Mixed content (text + numbers): Add conditional columns or transform steps to isolate numeric values (use Change Type with locale settings). Use Trim, Clean, and Replace Values to remove currency symbols and thousands separators before type conversion.
Version and feature gaps: The From PDF connector is available in recent Excel builds (Office 365 / Excel 2019+). If options fail, update Excel or use an alternate workflow (OCR then import CSV).
Validation: After import, compare row counts and sample values against the PDF. Create quick checks in Excel-count distinct keys, totals, and date ranges-to catch extraction errors early.

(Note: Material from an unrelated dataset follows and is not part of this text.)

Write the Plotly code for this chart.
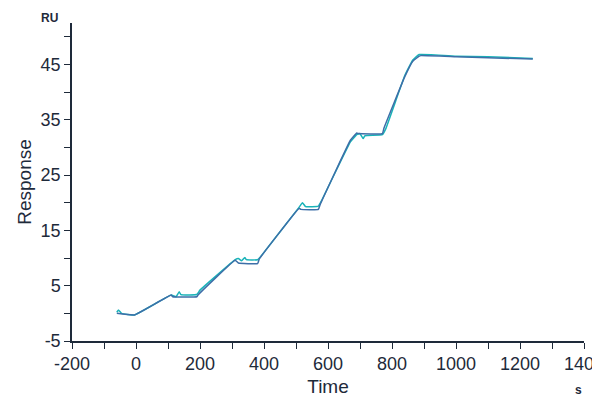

Troubleshooting workflow: inspect the Navigator previews, switch between table and page nodes, perform small transformations iteratively, and save a sample PDF to prototype transformations before applying to a folder of files.

When extraction is unreliable, fallback to OCR and a dedicated converter for problematic pages, then bring the converted Excel/CSV into Power Query for final cleaning and integration into your dashboard data model.

Adobe Acrobat and dedicated converters

Use Acrobat Export or trusted converters and choose Excel output settings

Identify and assess data sources before converting: verify each PDF is the correct version, confirm it is not password-protected, and classify it as native (text-based) or scanned (image-based). For recurring reports, create a source registry that records file path, author, update frequency, and expected table locations so you can schedule re-extraction when sources change.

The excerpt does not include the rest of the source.